Publication Date
2022
Journal
Case Western Reserve Journal of International Law
Abstract
The history of the legal academy’s impact on the way states fight wars is hardly one of unmixed glory. It was a law professor moonlighting for President Lincoln who authored “Instructions for the Government of Armies of the United States in the Field” during the Civil War, a code still recognized worldwide today for having laid critical groundwork for the modern law of war. It was likewise a law professor whose work came to serve as both theoretical and practical justification for the sweeping powers of the Nazi state. So it should perhaps be unsurprising that, two decades of engagement with the post-9/11 wars, academics’ influence on U.S. legal policy reveals an equally mixed picture. Many law professors labored to challenge government policies in defense of human rights and the rule of law, representing clients inside government and out. Others played critical roles in justifying or legitimating legally and morally suspect state behavior. But what is perhaps most striking about this record, on which this Symposium invites us to reflect, is the extent to which scholars today continue to debate which effect was which.

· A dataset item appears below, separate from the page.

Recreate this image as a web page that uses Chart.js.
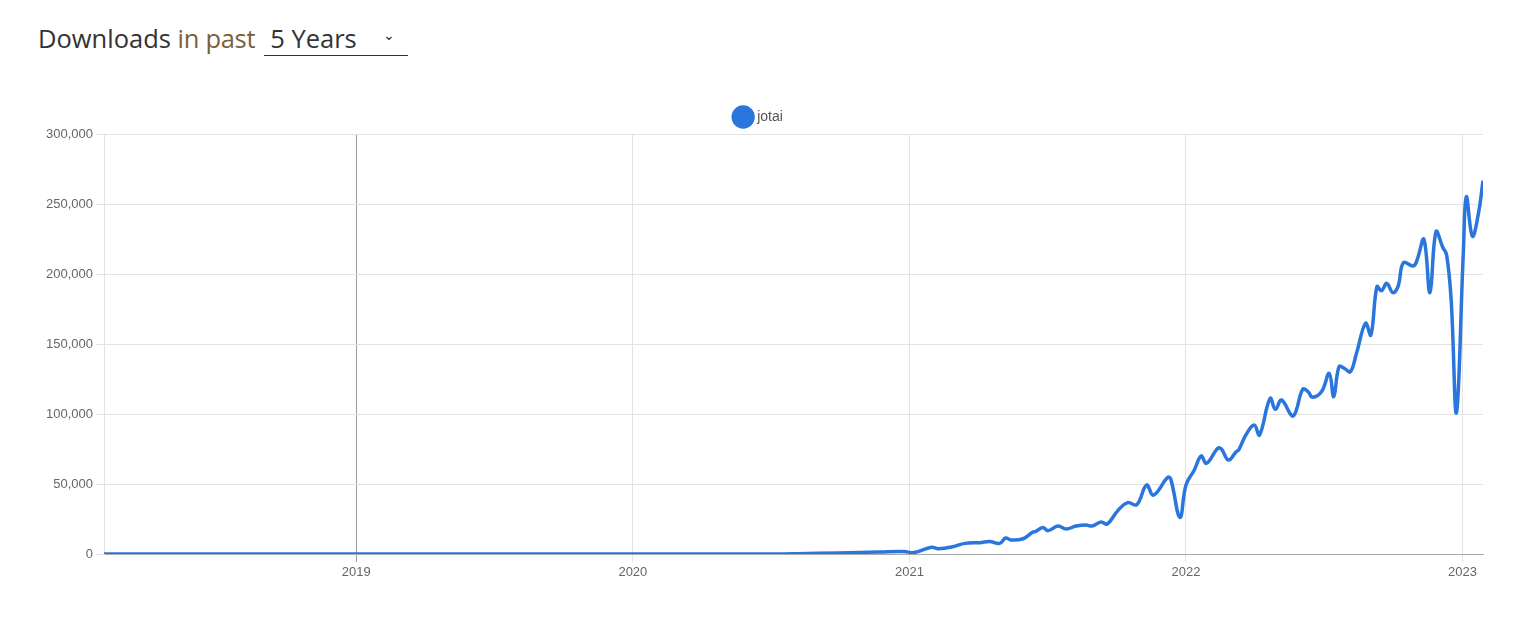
<!DOCTYPE html>
<html>
<head>
<meta charset="utf-8">
<script src="https://cdn.jsdelivr.net/npm/chart.js@4.4.0/dist/chart.umd.min.js"></script>
<style>
    body { margin: 0; background: #fff; overflow: hidden; }
    #head {
        position: absolute; left: 38px; top: 21px;
        font-family: "Open Sans", "Noto Sans", sans-serif; font-size: 25.5px; color: #333;
        white-space: nowrap;
    }
    #head .past { color: #7d5e3c; letter-spacing: -0.3px; }
    #head .sel {
        display: inline-block; position: relative; margin-left: 9px;
        width: 144px; padding-left: 6px; box-sizing: border-box;
        border-bottom: 1px solid #333;
    }
    #head .sel .chev {
        position: absolute; right: 13px; top: 4px; font-size: 14px;
    }
    #wrap { position: absolute; left: 0; top: 0; width: 1536px; height: 619px; }
</style>
</head>
<body>
<div id="head">Downloads <span class="past">in past</span><span class="sel">5 Years<span class="chev">&#8964;</span></span></div>
<div id="wrap"><canvas id="chart-downloads" width="1536" height="619"></canvas></div>
<script>
// semanas (aprox.) e downloads
const weeks = [
    '2018-02-02', '2020-07-20', '2020-08-06', '2020-09-29', '2020-11-23', '2020-12-25',
    '2021-01-07', '2021-01-30', '2021-02-08', '2021-02-27', '2021-03-15', '2021-04-04',
    '2021-04-17', '2021-04-30', '2021-05-08', '2021-05-15', '2021-05-31', '2021-06-13',
    '2021-06-17', '2021-06-26', '2021-07-03', '2021-07-16', '2021-07-27', '2021-08-09',
    '2021-08-22', '2021-08-30', '2021-09-11', '2021-09-19', '2021-10-03', '2021-10-16',
    '2021-10-28', '2021-11-10', '2021-11-19', '2021-12-08', '2021-12-12', '2021-12-24',
    '2022-01-01', '2022-01-12', '2022-01-21', '2022-01-28', '2022-02-12', '2022-02-17',
    '2022-02-26', '2022-03-08', '2022-03-12', '2022-03-21', '2022-04-01', '2022-04-08',
    '2022-04-22', '2022-04-29', '2022-05-07', '2022-05-21', '2022-05-26', '2022-06-04',
    '2022-06-11', '2022-06-17', '2022-06-29', '2022-07-09', '2022-07-15', '2022-07-22',
    '2022-07-29', '2022-08-06', '2022-08-14', '2022-08-26', '2022-09-02', '2022-09-10',
    '2022-09-16', '2022-09-23', '2022-10-01', '2022-10-08', '2022-10-15', '2022-10-28',
    '2022-11-02', '2022-11-11', '2022-11-19', '2022-11-27', '2022-12-06', '2022-12-11',
    '2022-12-17', '2022-12-24', '2023-01-02', '2023-01-06', '2023-01-14', '2023-01-22',
    '2023-01-28'
];
const downloads = [
    0, 0, 200, 800, 1500, 1800,
    1000, 4800, 3800, 5200, 7600, 8100,
    9000, 7600, 11400, 10000, 10900, 15700,
    16200, 19000, 16700, 20000, 17900, 20000,
    20700, 20000, 22900, 21400, 31000, 36700,
    35200, 49300, 42000, 54800, 53300, 26200,
    49300, 60000, 70000, 64800, 75500, 74800,
    67100, 72900, 74800, 85000, 92100, 85000,
    111200, 103300, 110000, 98600, 101700, 117600,
    116000, 112000, 116000, 129000, 112400, 133800,
    132600, 130200, 143300, 164800, 156400, 191000,
    188000, 193300, 186700, 191400, 208000, 205700,
    210000, 224800, 186700, 230200, 219000, 213600,
    181400, 101000, 214800, 255200, 227000, 243300,
    266600
];
const yearTicks = [2019, 2020, 2021, 2022, 2023];
const yTicks = [0, 50000, 100000, 150000, 200000, 250000, 300000];

function paraAno(s) {
    const d = new Date(s + 'T00:00:00Z');
    const y = d.getUTCFullYear();
    const ini = Date.UTC(y, 0, 1), fim = Date.UTC(y + 1, 0, 1);
    return y + (d.getTime() - ini) / (fim - ini);
}

const pontos = [];
for (let i = 0; i < weeks.length; ++i) {
    pontos.push({x: paraAno(weeks[i]), y: downloads[i]});
}

const fonte = {family: 'Arial, "Liberation Sans", sans-serif', size: 13};

var chartDownloads = new Chart(document.getElementById('chart-downloads').getContext('2d'), {
    type: 'line',
    data: {
        datasets: [{
            label: 'jotai',
            data: pontos,
            borderColor: '#2a76dd',
            backgroundColor: '#2a76dd',
            borderWidth: 3.5,
            pointRadius: 0,
            tension: 0.4,
            fill: false
        }]
    },
    options: {
        responsive: false,
        animation: false,
        layout: {padding: {top: 100, right: 53, left: 36, bottom: 0}},
        scales: {
            x: {
                type: 'linear',
                min: pontos[0].x,
                max: pontos[pontos.length - 1].x,
                afterBuildTicks: function(s) { s.ticks = yearTicks.map(v => ({value: v})); },
                afterFit: function(s) { s.height = 65; },
                ticks: {
                    color: '#666', font: fonte, padding: 3,
                    callback: v => String(v), maxRotation: 0
                },
                grid: {
                    color: c => (c.tick && c.tick.value === 2019) ? '#9a9a9a' : '#e3e3e3',
                    tickLength: 8
                },
                border: {color: '#aaaaaa', width: 1}
            },
            y: {
                min: 0,
                max: 300000,
                afterBuildTicks: function(s) { s.ticks = yTicks.map(v => ({value: v})); },
                afterFit: function(s) { s.width = 68; },
                ticks: {
                    color: '#666', font: fonte, padding: 3,
                    callback: v => v.toLocaleString('en-US')
                },
                grid: {color: '#e3e3e3', tickLength: 8},
                border: {color: '#e3e3e3'}
            }
        },
        plugins: {
            legend: {
                display: true,
                position: 'top',
                labels: {
                    usePointStyle: true,
                    pointStyle: 'circle',
                    color: '#555',
                    font: {family: 'Arial, "Liberation Sans", sans-serif', size: 14}
                }
            },
            tooltip: {enabled: false}
        }
    }
});
</script>
</body>
</html>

Among the more challenging critiques levied against those who advocated government compliance with international humanitarian and human rights law has been the worry that such efforts, however well intentioned, in fact functioned to legitimate many of the most problematic U.S. policies of the era. This essay argues that many of these critiques are unpersuasive. But as a genre, they are worth taking seriously. For they reveal the multiple modes through which lawyers and legal academics can profoundly impact not only how states fight wars, but also how policy makers frame the decisions they face. This era saw the end of a time when it was possible for legal academics plausibly to assume – as was conventional wisdom when the attacks hit – that law would fall silent in time of war. In its place, I argue, the era gave rise to a new risk – that legal analysis might eclipse or even supplant the other modes of thought war policy demands. For as complex and indeterminate as legal scholars might know law to be, engagement with law and its learned counselors can still seem to policy makers a reassuring source of authority, offering the hope that a determination of an action’s legality might ease the burden of having to face much harder questions about an action’s moral, political, or practical sense.
Volume
54
First Page
171
Publisher
CWRU School of Law
Keywords
legal academy, legal scholars, war, 9/11, legal policy, international human rights
Disciplines
Common Law | Education Law | Insurance Law | Jurisprudence | Law
Recommended Citation
Deborah Pearlstein,
What War Did to the Academy, What the Academy Did to War: A 20-Year Retrospective on the Effects of the Post-9/11 Wars,
54
Case W. Res. J. Int'l L.
171
(2022).
https://larc.cardozo.yu.edu/faculty-articles/494
Comments
This Article was prepared for a Symposium at Case Western Reserve University School of Law, “The Academy and International Law: A Catalyst for Change and Innovation.”